Holding — Rodriguez, J.
- The Court of Appeals of Texas held that the trial court did not err in granting summary judgment in favor of Sundown Energy and Brayton Operating Corporation based on the conclusion that Veritas Energy failed to extend the Miner Lease beyond its primary term.
Rule
- A lessee must conduct sufficient operations as defined in the lease to extend its term beyond the primary period; minimal actions do not satisfy this requirement.
Reasoning
- The court reasoned that the Miner Lease clearly defined "operations" and that Veritas's activities did not meet this definition.
- The court found that while Veritas intended to commence drilling, the actions taken on June 5, 2003, were insufficient to qualify as drilling operations or related activities.
- The court highlighted that the minimal action of back dragging grass, performed just before the lease expired, did not constitute sufficient operations to extend the lease.
- The court also noted that any preparatory work conducted before Veritas acquired the lease could not be counted towards fulfilling the operational requirements.
- Furthermore, other activities mentioned by Veritas, such as hiring geologists and preparing documents, occurred after the primary term had expired and thus did not impact the lease's status.
- Ultimately, the court concluded that no genuine issue of material fact existed regarding the failure to conduct operations as required by the lease.
Deep Dive: How the Court Reached Its Decision
Court's Definition of Operations
The court examined the lease agreement's definition of "operations," which included activities such as drilling, testing, and completing wells.
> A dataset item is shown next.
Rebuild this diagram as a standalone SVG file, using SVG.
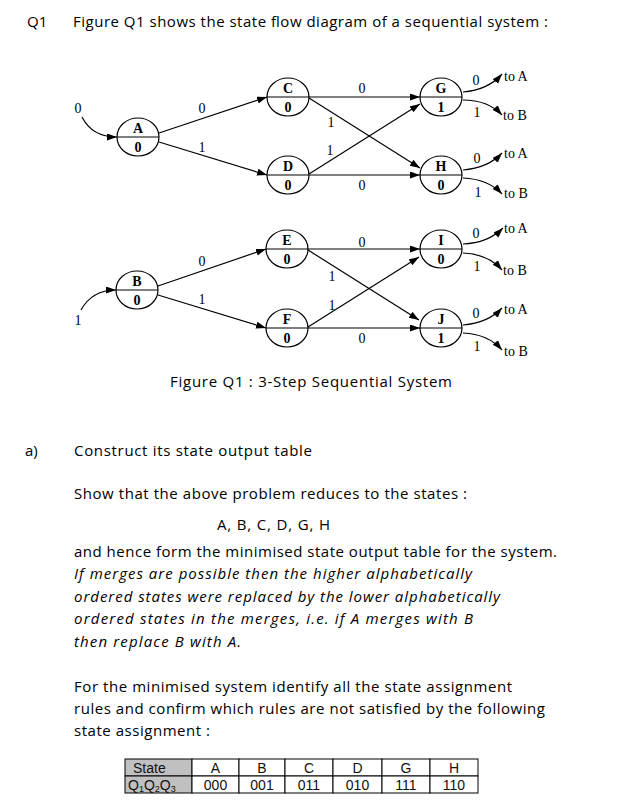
<svg xmlns="http://www.w3.org/2000/svg" width="639" height="807" viewBox="0 0 639 807">
<style>
.bg{fill:#fff}
.node ellipse{fill:#fff;stroke:#000;stroke-width:1.2}
.node line{stroke:#000;stroke-width:1.2}
.nl{font-family:"Liberation Serif",serif;font-weight:bold;font-size:14px;text-anchor:middle;fill:#000}
.el{font-family:"Liberation Serif",serif;font-size:14px;text-anchor:middle;fill:#000}
.to{font-family:"Liberation Serif",serif;font-size:14px;fill:#000}
.edges path{fill:none;stroke:#000;stroke-width:1.2;marker-end:url(#ah)}
.tx{font-family:"Open Sans","DejaVu Sans",sans-serif;font-size:15px;fill:#000}
.it{font-style:italic}
.cell{fill:#fff;stroke:#000;stroke-width:1}
.gray{fill:#c0c0c0;stroke:#000;stroke-width:1}
.tt{font-family:"Liberation Sans",Arial,sans-serif;font-size:14px;fill:#111;text-anchor:middle}
.ts{font-family:"Liberation Sans",Arial,sans-serif;font-size:14px;fill:#111}
</style>
<defs>
<marker id="ah" markerUnits="userSpaceOnUse" markerWidth="10" markerHeight="8" refX="10" refY="3.5" orient="auto">
<path d="M0,0 L10,3.5 L0,7 z" fill="#000"/>
</marker>
</defs>
<rect class="bg" x="0" y="0" width="639" height="807"/>

<text class="tx" x="27" y="27">Q1</text>
<text class="tx" x="73" y="27" textLength="475">Figure Q1 shows the state flow diagram of a sequential system :</text>

<g id="connectors" class="edges">
<path d="M82,117 Q92,137 117,137"/>
<path d="M159,133 L267,97"/>
<path d="M159,142 L267,175"/>
<path d="M309,97 L420,97"/>
<path d="M309,98 L420,168"/>
<path d="M309,174 L420,104"/>
<path d="M309,175 L420,175"/>
<path d="M463,92 Q488,90 502,74"/>
<path d="M463,100 Q488,100 502,115"/>
<path d="M463,170 Q488,168 502,153"/>
<path d="M463,178 Q488,179 502,194"/>

<path d="M81,310 Q92,290 116,290"/>
<path d="M158,286 L266,249"/>
<path d="M158,295 L266,328"/>
<path d="M308,249 L420,249"/>
<path d="M308,250 L419,320"/>
<path d="M308,327 L419,257"/>
<path d="M308,328 L420,328"/>
<path d="M463,244 Q488,243 503,228"/>
<path d="M463,253 Q488,254 502,270"/>
<path d="M463,325 Q488,323 502,308"/>
<path d="M463,333 Q488,334 502,350"/>
</g>

<g id="edge-labels">
<text class="el" x="78" y="113">0</text>
<text class="el" x="202" y="113">0</text>
<text class="el" x="202" y="152">1</text>
<text class="el" x="362" y="93">0</text>
<text class="el" x="331" y="127">1</text>
<text class="el" x="330" y="155">1</text>
<text class="el" x="362" y="190">0</text>
<text class="el" x="476" y="85">0</text>
<text class="el" x="477" y="117">1</text>
<text class="el" x="477" y="163">0</text>
<text class="el" x="478" y="197">1</text>
<text class="to" x="504" y="81">to A</text>
<text class="to" x="503" y="120">to B</text>
<text class="to" x="504" y="158">to A</text>
<text class="to" x="504" y="198">to B</text>

<text class="el" x="78" y="325">1</text>
<text class="el" x="202" y="266">0</text>
<text class="el" x="202" y="304">1</text>
<text class="el" x="362" y="247">0</text>
<text class="el" x="332" y="281">1</text>
<text class="el" x="332" y="310">1</text>
<text class="el" x="362" y="343">0</text>
<text class="el" x="476" y="238">0</text>
<text class="el" x="477" y="271">1</text>
<text class="el" x="476" y="318">0</text>
<text class="el" x="477" y="351">1</text>
<text class="to" x="504" y="233">to A</text>
<text class="to" x="503" y="275">to B</text>
<text class="to" x="504" y="314">to A</text>
<text class="to" x="504" y="356">to B</text>
</g>

<g id="A" class="node"><ellipse cx="138" cy="137" rx="21" ry="19"/><line x1="117" y1="137" x2="159" y2="137"/><text class="nl" x="138" y="133">A</text><text class="nl" x="138" y="152">0</text></g>
<g id="C" class="node"><ellipse cx="288" cy="97" rx="21" ry="19"/><line x1="267" y1="97" x2="309" y2="97"/><text class="nl" x="288" y="93">C</text><text class="nl" x="288" y="112">0</text></g>
<g id="D" class="node"><ellipse cx="288" cy="175" rx="21" ry="19"/><line x1="267" y1="175" x2="309" y2="175"/><text class="nl" x="288" y="171">D</text><text class="nl" x="288" y="190">0</text></g>
<g id="G" class="node"><ellipse cx="441" cy="97" rx="21" ry="19"/><line x1="420" y1="97" x2="462" y2="97"/><text class="nl" x="441" y="93">G</text><text class="nl" x="441" y="112">1</text></g>
<g id="H" class="node"><ellipse cx="441" cy="175" rx="21" ry="19"/><line x1="420" y1="175" x2="462" y2="175"/><text class="nl" x="441" y="171">H</text><text class="nl" x="441" y="190">0</text></g>
<g id="B" class="node"><ellipse cx="137" cy="290" rx="21" ry="19"/><line x1="116" y1="290" x2="158" y2="290"/><text class="nl" x="137" y="286">B</text><text class="nl" x="137" y="305">0</text></g>
<g id="E" class="node"><ellipse cx="287" cy="249" rx="21" ry="19"/><line x1="266" y1="249" x2="308" y2="249"/><text class="nl" x="287" y="245">E</text><text class="nl" x="287" y="264">0</text></g>
<g id="F" class="node"><ellipse cx="287" cy="328" rx="21" ry="19"/><line x1="266" y1="328" x2="308" y2="328"/><text class="nl" x="287" y="324">F</text><text class="nl" x="287" y="343">0</text></g>
<g id="I" class="node"><ellipse cx="441" cy="249" rx="21" ry="19"/><line x1="420" y1="249" x2="462" y2="249"/><text class="nl" x="441" y="245">I</text><text class="nl" x="441" y="264">0</text></g>
<g id="J" class="node"><ellipse cx="441" cy="328" rx="21" ry="19"/><line x1="420" y1="328" x2="462" y2="328"/><text class="nl" x="441" y="324">J</text><text class="nl" x="441" y="343">1</text></g>

<text class="tx" x="170" y="387" textLength="282">Figure Q1 : 3-Step Sequential System</text>

<g id="question-text">
<text class="tx" x="25" y="456">a)</text>
<text class="tx" x="74" y="456" textLength="238">Construct its state output table</text>
<text class="tx" x="74" y="499" textLength="393">Show that the above problem reduces to the states :</text>
<text class="tx" x="217" y="530" textLength="113">A, B, C, D, G, H</text>
<text class="tx" x="74" y="557" textLength="483">and hence form the minimised state output table for the system.</text>
<text class="tx it" x="74" y="579" textLength="398">If merges are possible then the higher alphabetically</text>
<text class="tx it" x="74" y="602" textLength="426">ordered states were replaced by the lower alphabetically</text>
<text class="tx it" x="74" y="624" textLength="399">ordered states in the merges, i.e. if A merges with B</text>
<text class="tx it" x="74" y="647" textLength="167">then replace B with A.</text>
<text class="tx" x="74" y="692" textLength="438">For the minimised system identify all the state assignment</text>
<text class="tx" x="74" y="714" textLength="471">rules and confirm which rules are not satisfied by the following</text>
<text class="tx" x="74" y="736" textLength="136">state assignment :</text>
</g>

<g id="table">
<rect class="gray" x="125" y="759" width="67" height="17"/>
<rect class="gray" x="125" y="776" width="67" height="17"/>
<rect class="cell" x="192" y="759" width="47" height="17"/><rect class="cell" x="192" y="776" width="47" height="17"/>
<rect class="cell" x="239" y="759" width="46" height="17"/><rect class="cell" x="239" y="776" width="46" height="17"/>
<rect class="cell" x="285" y="759" width="48" height="17"/><rect class="cell" x="285" y="776" width="48" height="17"/>
<rect class="cell" x="333" y="759" width="49" height="17"/><rect class="cell" x="333" y="776" width="49" height="17"/>
<rect class="cell" x="382" y="759" width="48" height="17"/><rect class="cell" x="382" y="776" width="48" height="17"/>
<rect class="cell" x="430" y="759" width="48" height="17"/><rect class="cell" x="430" y="776" width="48" height="17"/>
<text class="ts" x="133" y="773">State</text>
<text class="ts" x="128" y="790">Q<tspan font-size="9" dy="2">1</tspan><tspan dy="-2">Q</tspan><tspan font-size="9" dy="2">2</tspan><tspan dy="-2">Q</tspan><tspan font-size="9" dy="2">3</tspan></text>
<text class="tt" x="215.5" y="773">A</text><text class="tt" x="215.5" y="790">000</text>
<text class="tt" x="262" y="773">B</text><text class="tt" x="262" y="790">001</text>
<text class="tt" x="309" y="773">C</text><text class="tt" x="309" y="790">011</text>
<text class="tt" x="357.5" y="773">D</text><text class="tt" x="357.5" y="790">010</text>
<text class="tt" x="406" y="773">G</text><text class="tt" x="406" y="790">111</text>
<text class="tt" x="454" y="773">H</text><text class="tt" x="454" y="790">110</text>
</g>
</svg>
The Miner Lease explicitly stated that if operations were not conducted before the primary term's expiration, the lease would terminate. The court noted that the lease did not contain any ambiguous terms, thus requiring a straightforward interpretation of "operations." Veritas argued that its activities on June 5, 2003, constituted sufficient operations to extend the lease, but the court disagreed, stating that the minimal action of back dragging grass did not meet the lease's defined requirements for operational activities. The court emphasized that substantial activities, such as actual drilling or preparations directly related to drilling, were necessary to fulfill the lease's operational requirements. Therefore, the court found Veritas's activities inadequate to extend the lease beyond the primary term.
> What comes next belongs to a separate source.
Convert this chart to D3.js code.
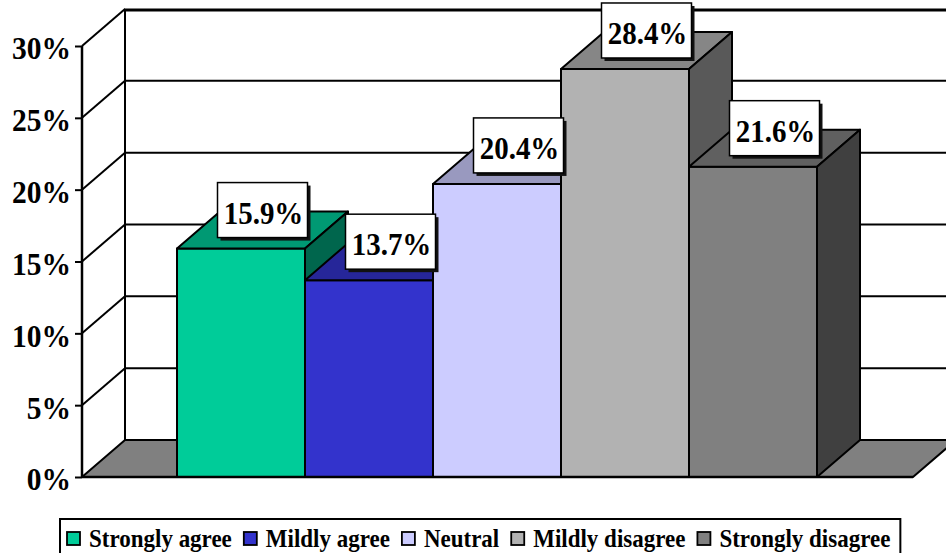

Evaluation of Veritas's Activities
The court carefully evaluated the actions taken by Veritas on June 5, 2003, which included hiring Beck Bros., Inc. to back drag grass to prepare for a road leading to a prospective drilling site. While Veritas's management expressed a clear intent to commence drilling, the court determined that this intention alone did not suffice to qualify the back dragging as a legitimate operation under the lease terms. The court pointed out that the work performed was not directly related to drilling, as it merely involved marking a location for a road rather than engaging in any drilling activity. Additionally, the court noted that the work was interrupted by rain and not resumed until after the lease had expired, further highlighting the insufficiency of the operations conducted. Veritas's reliance on preparatory activities and hiring of specialists before acquiring the lease was also deemed irrelevant since these actions could not count towards fulfilling the operational requirements of the lease.
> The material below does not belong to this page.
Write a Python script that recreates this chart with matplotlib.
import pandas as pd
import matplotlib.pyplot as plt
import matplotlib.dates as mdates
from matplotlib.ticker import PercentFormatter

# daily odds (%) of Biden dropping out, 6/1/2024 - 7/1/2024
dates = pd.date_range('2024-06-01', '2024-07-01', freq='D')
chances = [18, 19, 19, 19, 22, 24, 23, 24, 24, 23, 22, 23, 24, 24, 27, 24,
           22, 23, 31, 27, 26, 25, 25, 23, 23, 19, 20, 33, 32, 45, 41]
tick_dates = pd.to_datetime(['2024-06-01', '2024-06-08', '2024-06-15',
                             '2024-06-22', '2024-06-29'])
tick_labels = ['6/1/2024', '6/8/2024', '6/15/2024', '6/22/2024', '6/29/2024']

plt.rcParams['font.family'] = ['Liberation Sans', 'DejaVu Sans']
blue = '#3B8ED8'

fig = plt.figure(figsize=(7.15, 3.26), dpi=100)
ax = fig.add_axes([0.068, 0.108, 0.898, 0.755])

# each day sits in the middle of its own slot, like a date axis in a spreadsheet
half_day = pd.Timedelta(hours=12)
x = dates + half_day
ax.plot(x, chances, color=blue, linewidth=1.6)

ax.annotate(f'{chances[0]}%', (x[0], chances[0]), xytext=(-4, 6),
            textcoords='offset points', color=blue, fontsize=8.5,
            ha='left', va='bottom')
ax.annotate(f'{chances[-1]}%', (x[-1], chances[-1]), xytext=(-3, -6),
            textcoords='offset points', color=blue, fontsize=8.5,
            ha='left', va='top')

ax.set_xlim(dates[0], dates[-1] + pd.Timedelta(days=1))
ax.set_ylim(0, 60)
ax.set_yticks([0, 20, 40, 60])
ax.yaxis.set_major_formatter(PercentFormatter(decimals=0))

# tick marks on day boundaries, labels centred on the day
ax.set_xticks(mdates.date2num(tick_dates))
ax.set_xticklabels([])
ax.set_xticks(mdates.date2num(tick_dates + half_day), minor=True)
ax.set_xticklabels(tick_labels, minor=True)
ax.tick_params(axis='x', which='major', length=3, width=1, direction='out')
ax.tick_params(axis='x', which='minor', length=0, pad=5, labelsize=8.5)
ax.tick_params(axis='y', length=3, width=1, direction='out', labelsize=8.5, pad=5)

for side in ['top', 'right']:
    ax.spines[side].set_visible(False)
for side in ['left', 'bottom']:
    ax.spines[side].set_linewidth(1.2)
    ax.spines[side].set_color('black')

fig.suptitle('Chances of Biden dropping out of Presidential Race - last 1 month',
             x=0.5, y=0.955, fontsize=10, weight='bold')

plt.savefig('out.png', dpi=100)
Legal Precedents Considered
In its reasoning, the court referenced various legal precedents to underscore the necessity for substantive operations to maintain a lease. It cited cases where courts had found that minimal activities, like securing a market or obtaining permits without physical operations, did not suffice to extend lease terms. The court distinguished Veritas's case from previous rulings where more significant preparatory actions were deemed adequate to constitute operations. It emphasized that the activities in those cases went beyond mere intent or minimal preparations and were closely tied to actual drilling efforts. The court concluded that the precedents supported the principle that mere preparatory work, such as the actions of Veritas, could not satisfy the operational requirements outlined in the lease. As a result, it reaffirmed that Veritas's actions fell short of what was needed to extend the Miner Lease.
Conclusion on Summary Judgment
Ultimately, the court concluded that the trial court did not err in granting summary judgment in favor of Sundown Energy and Brayton Operating Corporation. The court established that no genuine issue of material fact existed regarding Veritas's failure to conduct the necessary operations to extend the lease. The evidence presented showed that Veritas's activities were not sufficient to fulfill the lease's operational requirements, leading the court to uphold the trial court's decision. By clearly articulating the standards for what constitutes "operations" under the lease, the court provided a definitive ruling that reinforced the need for substantial actions to maintain mineral leases. Therefore, the court's ruling affirmed the trial court's summary judgment, maintaining the termination of the Miner Lease.
Implications of the Ruling
The ruling in this case highlighted the importance of adhering to the specific operational requirements stipulated in mineral leases. It served as a reminder to lessees that mere intent or minimal preparatory activities would not suffice to extend lease terms, emphasizing the need for substantive operations. The court's decision underscored that lessees must engage in meaningful activities that align with the lease's definitions to avoid termination. This case set a clear precedent for future disputes over lease extensions, reinforcing the necessity for diligent and significant actions within the specified timeframes. As such, the ruling not only affected Veritas but also established guidelines that could influence similar lease agreements and disputes in the oil and gas industry.